What is the significance of the August 4, 1960, agreement in determining the taxability of the proceeds?See answer

The August 4, 1960, agreement was significant as it set the terms of the sale and indicated that Carling Dinkler, Sr., had completed all necessary steps except for the formal closing, which supported the court's decision to tax the proceeds as income in respect of a decedent.

How did the court address the argument regarding the management contract being rendered impossible by Carling Dinkler, Sr.'s, death?See answer

The court addressed the argument by stating that the management contract had no significant bearing since the purchasers were not committed to management by Carling Dinkler, Sr., and it was not a material factor in the transaction.

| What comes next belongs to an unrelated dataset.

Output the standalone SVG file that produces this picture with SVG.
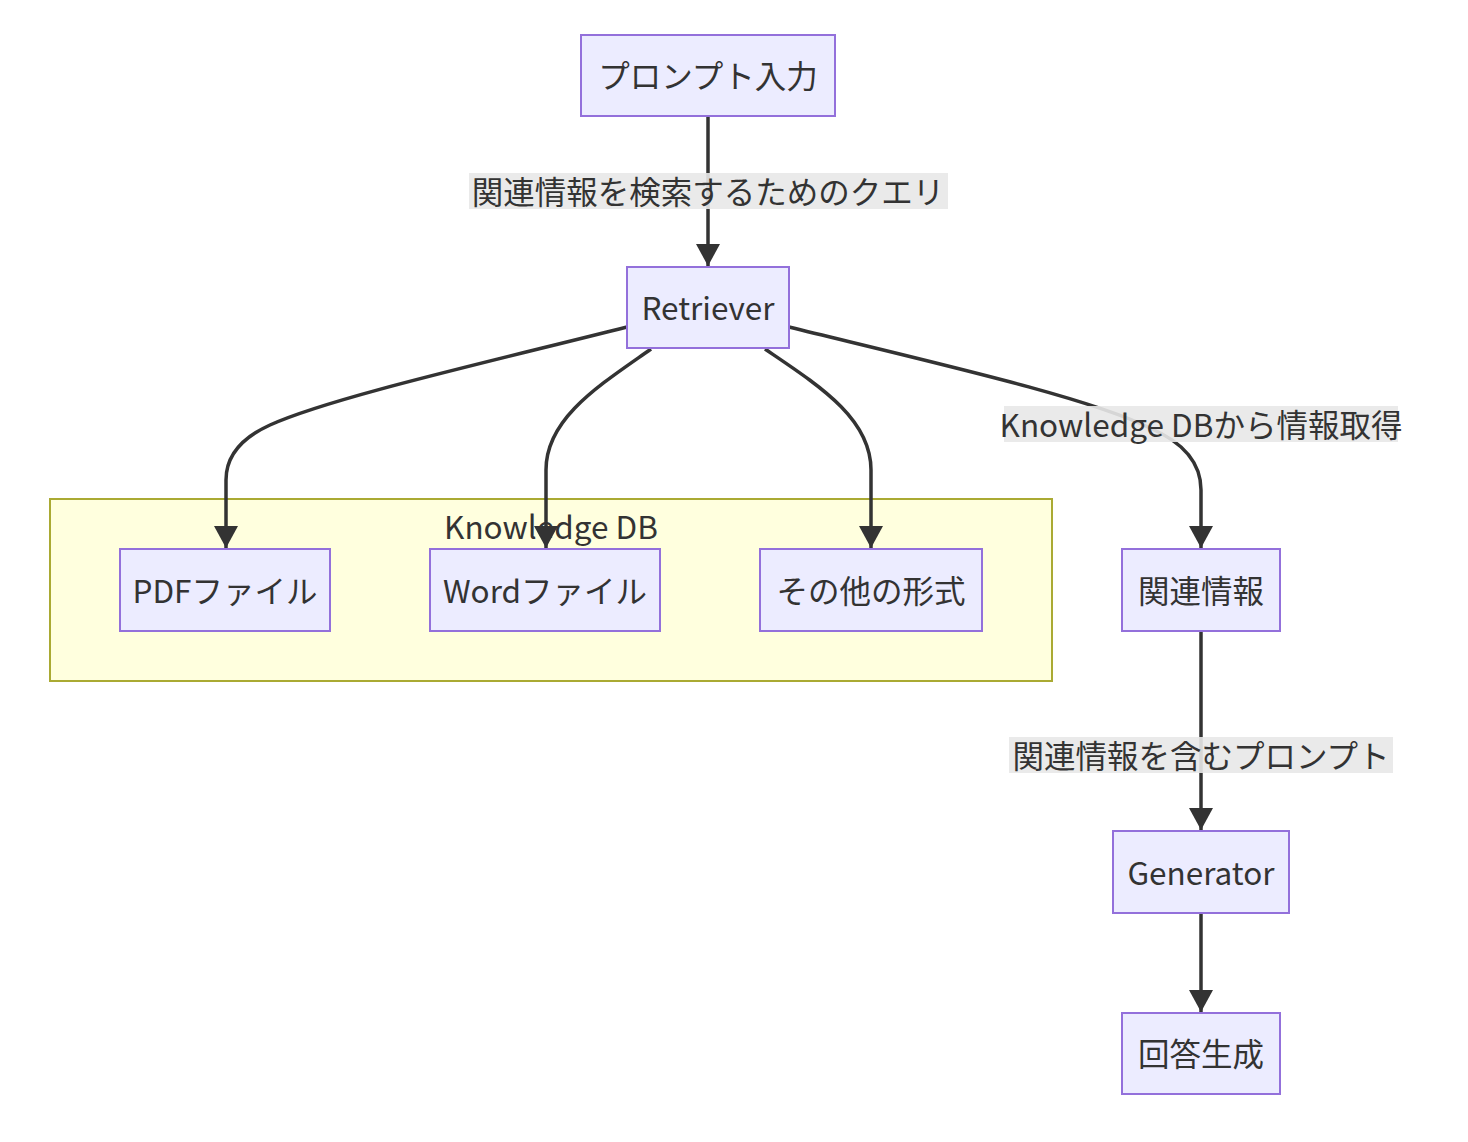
<svg xmlns="http://www.w3.org/2000/svg" width="1468" height="1142" viewBox="0 0 1468 1142">
<defs>
<style>
.node rect{fill:#ECECFF;stroke:#9370DB;stroke-width:2}
.t{font-family:"Noto Sans CJK JP","Noto Sans",sans-serif;font-size:31.5px;fill:#333;text-anchor:middle;dominant-baseline:central}
.edge{fill:none;stroke:#333;stroke-width:3.5;marker-end:url(#arr)}
.lbg{fill:#e8e8e8;opacity:0.9}
</style>
<marker id="arr" markerUnits="userSpaceOnUse" viewBox="0 0 22 24" refX="22" refY="12" markerWidth="22" markerHeight="24" orient="auto">
<path d="M0,0 L22,12 L0,24 Z" fill="#333"/>
</marker>
</defs>
<rect width="1468" height="1142" fill="#fff"/>
<g id="cluster-knowledge-db">
<rect x="50" y="499" width="1002" height="182" fill="#ffffde" stroke="#aaaa33" stroke-width="2"/>
<text class="t" x="551" y="525">Knowledge DB</text>
</g>
<g id="edges">
<path class="edge" d="M708,117 L708,266"/>
<path class="edge" d="M627,327 C480,364 330,398 270,425 Q226,445 226,480 L226,548"/>
<path class="edge" d="M651,349 C600,385 546,418 546,470 L546,548"/>
<path class="edge" d="M765,349 C818,385 871,418 871,470 L871,548"/>
<path class="edge" d="M789,327 C940,364 1090,398 1150,428 Q1201,450 1201,490 L1201,548"/>
<path class="edge" d="M1201,632 L1201,830"/>
<path class="edge" d="M1201,914 L1201,1012"/>
</g>
<g id="edge-labels">
<rect class="lbg" x="469" y="173" width="479" height="36"/>
<text class="t" x="708" y="190">関連情報を検索するためのクエリ</text>
<rect class="lbg" x="1004" y="406" width="394" height="36"/>
<text class="t" x="1201" y="423">Knowledge DBから情報取得</text>
<rect class="lbg" x="1009" y="737" width="384" height="36"/>
<text class="t" x="1201" y="754">関連情報を含むプロンプト</text>
</g>
<g id="node-prompt" class="node"><rect x="581" y="35" width="254" height="81"/><text class="t" x="708" y="74">プロンプト入力</text></g>
<g id="node-retriever" class="node"><rect x="627" y="267" width="162" height="81"/><text class="t" x="708" y="306">Retriever</text></g>
<g id="node-pdf" class="node"><rect x="120" y="549" width="210" height="82"/><text class="t" x="225" y="589">PDFファイル</text></g>
<g id="node-word" class="node"><rect x="430" y="549" width="230" height="82"/><text class="t" x="545" y="589">Wordファイル</text></g>
<g id="node-other" class="node"><rect x="760" y="549" width="222" height="82"/><text class="t" x="871" y="589">その他の形式</text></g>
<g id="node-related" class="node"><rect x="1122" y="549" width="158" height="82"/><text class="t" x="1201" y="589">関連情報</text></g>
<g id="node-generator" class="node"><rect x="1113" y="831" width="176" height="82"/><text class="t" x="1201" y="871">Generator</text></g>
<g id="node-answer" class="node"><rect x="1122" y="1013" width="158" height="81"/><text class="t" x="1201" y="1052">回答生成</text></g>
</svg>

What were the plaintiffs seeking in this consolidated legal action?See answer

The plaintiffs were seeking a refund of income taxes and interest paid, totaling $1,007,376.09, for the year 1961.

How did the court distinguish between the economic activities of Carling Dinkler, Sr., and the actions of his estate?See answer

The court distinguished between the economic activities of Carling Dinkler, Sr., and the actions of his estate by emphasizing that the income was generated through Mr. Dinkler's efforts and negotiations, with the estate's role being merely perfunctory.

What does the term "income in respect of a decedent" mean according to the court's ruling?See answer

The term "income in respect of a decedent" refers to amounts earned during the decedent's life but received after death, which are taxable to the estate or beneficiaries as if received by the decedent.

How did the court apply the precedent set by Commissioner of Internal Revenue v. Linde to this case?See answer

The court applied the precedent set by Commissioner of Internal Revenue v. Linde by determining that the income was generated from the decedent's activities and agreements, similar to how the Linde case involved income generated by agreements made by the decedent prior to death.